PFC Pause Frame Transmission
Automatic transmission of pause frames is supported through the transmit priority based pause
frame bit of the Network Control register and from the external input pins tx_pause,
tx_pfc_pause[7:0], tx_pfc_pause_zero[7:0], and tx_pfc_sel. If bit 17 of the Network Control register is
written with logic 1, or if the input signal tx_pause is toggled when tx_pfc_sel is High, a PFC pause
frame is transmitted providing full duplex is selected in the Network Configuration register and the
transmit block is enabled in the Network Control register. When bit 17 of the Network Control
register is set, the fields of the priority based pause frame are built using the values stored in the
Transmit PFC Pause register.
Pause frame transmission occurs immediately if transmit is inactive or if transmit is active between
the current frame and the next frame due to be transmitted.
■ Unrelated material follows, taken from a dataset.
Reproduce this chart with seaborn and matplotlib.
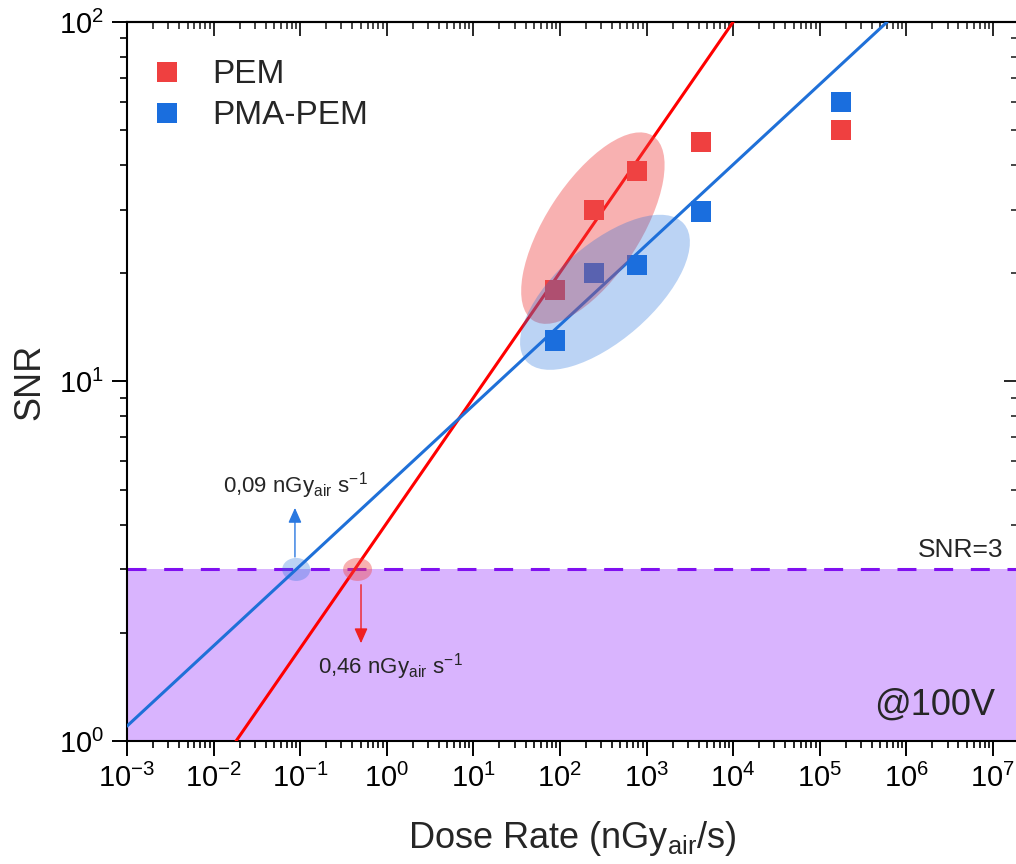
import numpy as np
import pandas as pd
import matplotlib
matplotlib.use('Agg')
import matplotlib.pyplot as plt
import seaborn as sns
from matplotlib.patches import Ellipse
from matplotlib.transforms import ScaledTranslation
from matplotlib.ticker import LogLocator, NullFormatter
from matplotlib.lines import Line2D

# ---------------- data ----------------
samples = ['PEM', 'PMA-PEM']
dose_rate = [87.5, 250, 782, 4300, 174000]          # nGy_air/s
snr_pem = [18.0, 30.0, 38.6, 46.4, 50.1]
snr_pma = [13.0, 20.0, 21.1, 29.7, 60.0]

# linear fits (log-log), endpoints
pem_fit_x = [0.0182, 1.0e4]
pem_fit_y = [1.0, 100.0]
pma_fit_x = [1.0e-3, 6.0e5]
pma_fit_y = [1.10, 100.0]

snr_threshold = 3
lod_pem = 0.46
lod_pma = 0.09

x_ticks = [1e-3, 1e-2, 1e-1, 1e0, 1e1, 1e2, 1e3, 1e4, 1e5, 1e6, 1e7]
y_ticks = [1, 10, 100]

# ---------------- style ----------------
sns.set_theme(style='ticks')
plt.rcParams['font.family'] = ['Liberation Sans', 'DejaVu Sans']
plt.rcParams.update({
    'mathtext.fontset': 'custom',
    'mathtext.rm': 'Liberation Sans',
    'mathtext.it': 'Liberation Sans',
    'mathtext.sf': 'Liberation Sans',
    'mathtext.bf': 'Liberation Sans:bold',
    'mathtext.default': 'regular',
})

red_marker = '#EF4040'
blue_marker = '#1A6EDE'
red_line = '#FF0000'
blue_line = '#1F70D8'
fill_color = '#D9B4FE'
dash_color = '#8010F0'

fig = plt.figure(figsize=(10.16, 8.64), dpi=100)
ax = fig.add_axes([0.125, 0.1424, 0.877, 0.8322])
ax.set_xscale('log')
ax.set_yscale('log')
ax.set_xlim(1e-3, 1.95e7)
ax.set_ylim(1, 100)

df = pd.DataFrame({
    'Dose': dose_rate + dose_rate,
    'SNR': snr_pem + snr_pma,
    'Sample': [samples[0]] * len(dose_rate) + [samples[1]] * len(dose_rate),
})
palette = {samples[0]: red_marker, samples[1]: blue_marker}

# threshold region
ax.axhspan(1, snr_threshold, color=fill_color, lw=0, zorder=0.5)
ax.axhline(snr_threshold, color=dash_color, lw=2.2, dashes=(6.2, 5.8), zorder=2)

# fit lines
sns.lineplot(x=pem_fit_x, y=pem_fit_y, color=red_line, lw=2.2, ax=ax, zorder=3)
sns.lineplot(x=pma_fit_x, y=pma_fit_y, color=blue_line, lw=2.2, ax=ax, zorder=3)

# data points
sns.scatterplot(data=df, x='Dose', y='SNR', hue='Sample', palette=palette,
                marker='s', s=210, linewidth=0, ax=ax, legend=False, zorder=4)

ax.set_xlim(1e-3, 1.95e7)
ax.set_ylim(1, 100)


def add_ellipse(cx, cy, w_px, h_px, angle, color, alpha):
    tr = fig.dpi_scale_trans + ScaledTranslation(cx, cy, ax.transData)
    e = Ellipse((0, 0), w_px / fig.dpi, h_px / fig.dpi, angle=angle,
                transform=tr, facecolor=color, edgecolor='none', alpha=alpha,
                zorder=5)
    ax.add_patch(e)


add_ellipse(240, 26.7, 220, 94, 57, '#F04646', 0.42)
add_ellipse(331, 17.7, 209, 96, 41, '#1E6EDC', 0.30)
add_ellipse(lod_pma, snr_threshold, 28, 23, 0, '#1E6EDC', 0.30)
add_ellipse(lod_pem, snr_threshold, 29, 23, 0, '#F04646', 0.42)

# arrows
ax.annotate('', xy=(0.087, 4.45), xytext=(0.087, 3.25),
            arrowprops=dict(arrowstyle='-|>,head_length=0.45,head_width=0.2',
                            color='#2A78E0', lw=1.0, shrinkA=0, shrinkB=0,
                            mutation_scale=20), zorder=6)
ax.annotate('', xy=(0.504, 1.87), xytext=(0.504, 2.72),
            arrowprops=dict(arrowstyle='-|>,head_length=0.45,head_width=0.2',
                            color='#F02020', lw=1.0, shrinkA=0, shrinkB=0,
                            mutation_scale=20), zorder=6)

fmt = lambda v: f'{v:.2f}'.replace('.', ',')
ax.text(0.01285, 4.90, fmt(lod_pma) + r' nGy$_{air}$ s$^{-1}$', fontsize=16,
        ha='left', va='baseline', zorder=7)
ax.text(0.1607, 1.545, fmt(lod_pem) + r' nGy$_{air}$ s$^{-1}$', fontsize=16,
        ha='left', va='baseline', zorder=7)

ax.text(0.983, 0.256, f'SNR={snr_threshold}', transform=ax.transAxes,
        ha='right', va='baseline', fontsize=19, zorder=7)
ax.text(0.974, 0.036, '@100V', transform=ax.transAxes,
        ha='right', va='baseline', fontsize=26, zorder=7)

# axes labels
ax.set_xlabel(r'Dose Rate (nGy$_{air}$/s)', fontsize=26, labelpad=19)
ax.set_ylabel('SNR', fontsize=26, labelpad=8)

# ticks
for axis in (ax.xaxis, ax.yaxis):
    axis.set_major_locator(LogLocator(base=10, numticks=30))
    axis.set_minor_locator(LogLocator(base=10, subs=np.arange(2, 10), numticks=300))
    axis.set_minor_formatter(NullFormatter())
ax.set_xticks(x_ticks)
ax.set_yticks(y_ticks)
ax.set_xlim(1e-3, 1.95e7)
ax.set_ylim(1, 100)
ax.tick_params(which='major', direction='out', length=10.5, width=1.4,
               labelsize=21, pad=6, colors='black')
ax.tick_params(which='minor', direction='out', length=5, width=1.2, colors='black')
for s in ax.spines.values():
    s.set_linewidth(1.5)
    s.set_color('black')

secx = ax.secondary_xaxis('top')
secx.set_xscale('log')
secy = ax.secondary_yaxis('right')
secy.set_yscale('log')
for sec, axis in ((secx, secx.xaxis), (secy, secy.yaxis)):
    axis.set_major_locator(LogLocator(base=10, numticks=30))
    axis.set_minor_locator(LogLocator(base=10, subs=np.arange(2, 10), numticks=300))
    axis.set_minor_formatter(NullFormatter())
    sec.tick_params(which='major', direction='in', length=10, width=1.4,
                    labeltop=False, labelright=False, labelbottom=False, labelleft=False)
    sec.tick_params(which='minor', direction='in', length=5, width=1.2)
    for s in sec.spines.values():
        s.set_linewidth(1.5)
        s.set_color('black')

# legend
handles = [Line2D([], [], ls='none', marker='s', markersize=14.5,
                  markerfacecolor=palette[k], markeredgewidth=0) for k in samples]
ax.legend(handles, samples, loc='upper left', bbox_to_anchor=(0.0264, 0.948),
          frameon=False, fontsize=24, handlelength=1.0, handletextpad=0.85,
          borderpad=0, borderaxespad=0, labelspacing=0.30)

fig.savefig('out.png', dpi=100)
Transmitted pause frames comprise of the following:
• A destination address of 01-80-C2-00-00-01
• A source address taken from Specific Address register 1
•A type ID of 88-08 (MAC control frame)
• A pause opcode of 01-01
• A priority enable vector taken from tx_pfc_pause or the Transmit PFC Pause register
• Eight pause quantum registers
• Fill of 00 to take the frame to minimum frame length
•Valid FCS
The Pause Quantum registers used in the generated frame depend on the trigger source for the
frame as follows:
• If bit [17] of the Network Control register is written with a one then the priority enable vector of
the priority based pause frame is set equal to the value stored in the Transmit PFC Pause register
[7:0]. For each entry equal to zero in the Transmit PFC Pause register[15:8], the pause quantum
field of the pause frame associated with that entry is taken from the Transmit Pause Quantum
register. For each entry equal to one in the Transmit PFC Pause register[15:8], the pause
quantum associated with that entry is zero.
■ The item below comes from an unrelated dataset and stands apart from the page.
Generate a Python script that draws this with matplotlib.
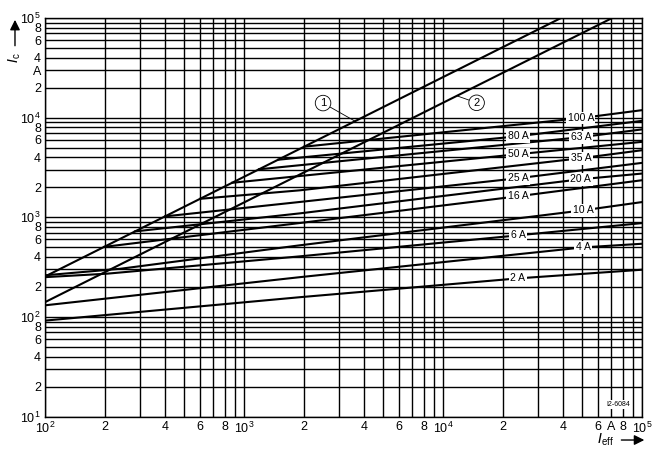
import numpy as np
import matplotlib

matplotlib.use("Agg")
import matplotlib.pyplot as plt

plt.rcParams["font.family"] = ["Liberation Sans", "DejaVu Sans"]
plt.rcParams["mathtext.default"] = "regular"

# Ieff (A) / Ic (A)
LINE_IEFF = [1e2, 1e5]
LINE1_IC = [255, 255000]  # 1: max. asymmetric peak
LINE2_IC = [141, 141000]  # 2: symmetric peak (sqrt 2 * Ieff)

FUSE_NAMES = ["2 A", "4 A", "6 A", "10 A", "16 A", "20 A",
              "25 A", "35 A", "50 A", "63 A", "80 A", "100 A"]
FUSE_IEFF = [
    [100, 1910, 23800, 1e5],
    [100, 1910, 50500, 1e5],
    [100, 205, 1910, 23800, 1e5],
    [100, 240, 1910, 50500, 1e5],
    [198, 1910, 23800, 1e5],
    [283, 1910, 49300, 1e5],
    [401, 1910, 23800, 1e5],
    [601, 1910, 49300, 1e5],
    [871, 23800, 1e5],
    [1189, 49300, 1e5],
    [1483, 23800, 1e5],
    [2004, 49300, 1e5],
]
FUSE_IC = [
    [92, 158, 244, 298],
    [131, 251, 499, 543],
    [251, 272, 406, 659, 875],
    [262, 305, 524, 1175, 1422],
    [505, 877, 1626, 2355],
    [722, 1096, 2410, 2748],
    [1022, 1426, 2466, 3516],
    [1533, 1866, 3917, 4710],
    [2221, 4295, 5715],
    [3032, 6368, 7621],
    [3782, 6500, 9290],
    [5111, 9900, 11885],
]
# where the rating label sits along each curve
LABEL_IEFF = [23800, 50500, 23800, 50500, 23800, 49300,
              23800, 49300, 23800, 49300, 23800, 49300]

X_TICK_LABELS = (["$10^2$", "2", "", "4", "", "6", "", "8", ""]
                 + ["$10^3$", "2", "", "4", "", "6", "", "8", ""]
                 + ["$10^4$", "2", "", "4", "", "6", "A", "8", ""]
                 + ["$10^5$"])
Y_TICK_LABELS = (["$10^1$", "2", "", "4", "", "6", "", "8", ""]
                 + ["$10^2$", "2", "", "4", "", "6", "", "8", ""]
                 + ["$10^3$", "2", "", "4", "", "6", "", "8", ""]
                 + ["$10^4$", "2", "A", "4", "", "6", "", "8", ""]
                 + ["$10^5$"])


def log_ticks(first_exp, last_exp):
    ticks = []
    for e in range(first_exp, last_exp):
        ticks += [m * 10.0**e for m in range(1, 10)]
    ticks.append(10.0**last_exp)
    return ticks


def curve_value(xs, ys, x):
    return 10 ** np.interp(np.log10(x), np.log10(xs), np.log10(ys))


def main():
    fig = plt.figure(figsize=(6.63, 4.49), dpi=100)
    ax = fig.add_axes([0.068, 0.072, 0.9003, 0.888])
    ax.set_xscale("log")
    ax.set_yscale("log")
    ax.set_xlim(1e2, 1e5)
    ax.set_ylim(1e1, 1e5)

    ax.set_xticks(log_ticks(2, 5), X_TICK_LABELS, fontsize=9)
    ax.set_yticks(log_ticks(1, 5), Y_TICK_LABELS, fontsize=9)
    ax.minorticks_off()
    ax.tick_params(length=0, pad=3)
    ax.grid(True, color="black", linewidth=1.0)
    for sp in ax.spines.values():
        sp.set_linewidth(1.0)

    ax.plot(LINE_IEFF, LINE1_IC, color="black", linewidth=1.5, zorder=3)
    ax.plot(LINE_IEFF, LINE2_IC, color="black", linewidth=1.5, zorder=3)

    for name, xs, ys, lx in zip(FUSE_NAMES, FUSE_IEFF, FUSE_IC, LABEL_IEFF):
        ax.plot(xs, ys, color="black", linewidth=1.5, zorder=3)
        ax.text(lx, curve_value(xs, ys, lx), name, fontsize=7.5,
                ha="center", va="center", zorder=4,
                bbox=dict(facecolor="white", edgecolor="none", pad=1.0))

    circle = dict(boxstyle="circle,pad=0.25", facecolor="white",
                  edgecolor="black", linewidth=0.6)
    leader = dict(arrowstyle="-", color="black", linewidth=0.6,
                  shrinkA=0, shrinkB=0)
    ax.annotate("1", xy=(3613, 9213), xytext=(2495, 14000), fontsize=8,
                ha="center", va="center", bbox=circle, arrowprops=leader,
                zorder=5)
    ax.annotate("2", xy=(11720, 16573), xytext=(14750, 14090), fontsize=8,
                ha="center", va="center", bbox=circle, arrowprops=leader,
                zorder=5)

    ax.text(75700, 13.2, "I2-6084", fontsize=5, ha="center", va="center",
            zorder=5, bbox=dict(facecolor="white", edgecolor="none", pad=0.8))

    # axis labels with arrows
    fig.text(0.0226, 0.871, r"$\mathit{I}_c$", rotation=90, fontsize=10,
             ha="center", va="center")
    fig.add_artist(matplotlib.patches.FancyArrowPatch(
        (0.0226, 0.892), (0.0226, 0.962), transform=fig.transFigure,
        arrowstyle="-|>,head_length=6,head_width=3", color="black",
        linewidth=1.0))
    fig.text(0.914, 0.02, r"$\mathit{I}_{eff}$", fontsize=10, ha="center",
             va="center")
    fig.add_artist(matplotlib.patches.FancyArrowPatch(
        (0.933, 0.02), (0.976, 0.02), transform=fig.transFigure,
        arrowstyle="-|>,head_length=6,head_width=3", color="black",
        linewidth=1.0))

    fig.savefig("out.png", dpi=100)


if __name__ == "__main__":
    main()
• The Transmit Pause Quantum register resets to a value of 0xFFFF giving maximum pause
quantum as default.
• If the tx_pause input is toggled and tx_pfc_sel is High then the priority enable vector of the
priority based pause frame is set equal to the value in tx_pfc_pause [7:0]. For each entry equal to
zero in tx_pfc_pause_zero[7:0], the pause quantum field of the pause frame associated with that
entry is taken from the Transmit Pause Quantum register. For each entry equal to one in
tx_pfc_pause_zero [7:0], the pause quantum associated with that entry is zero.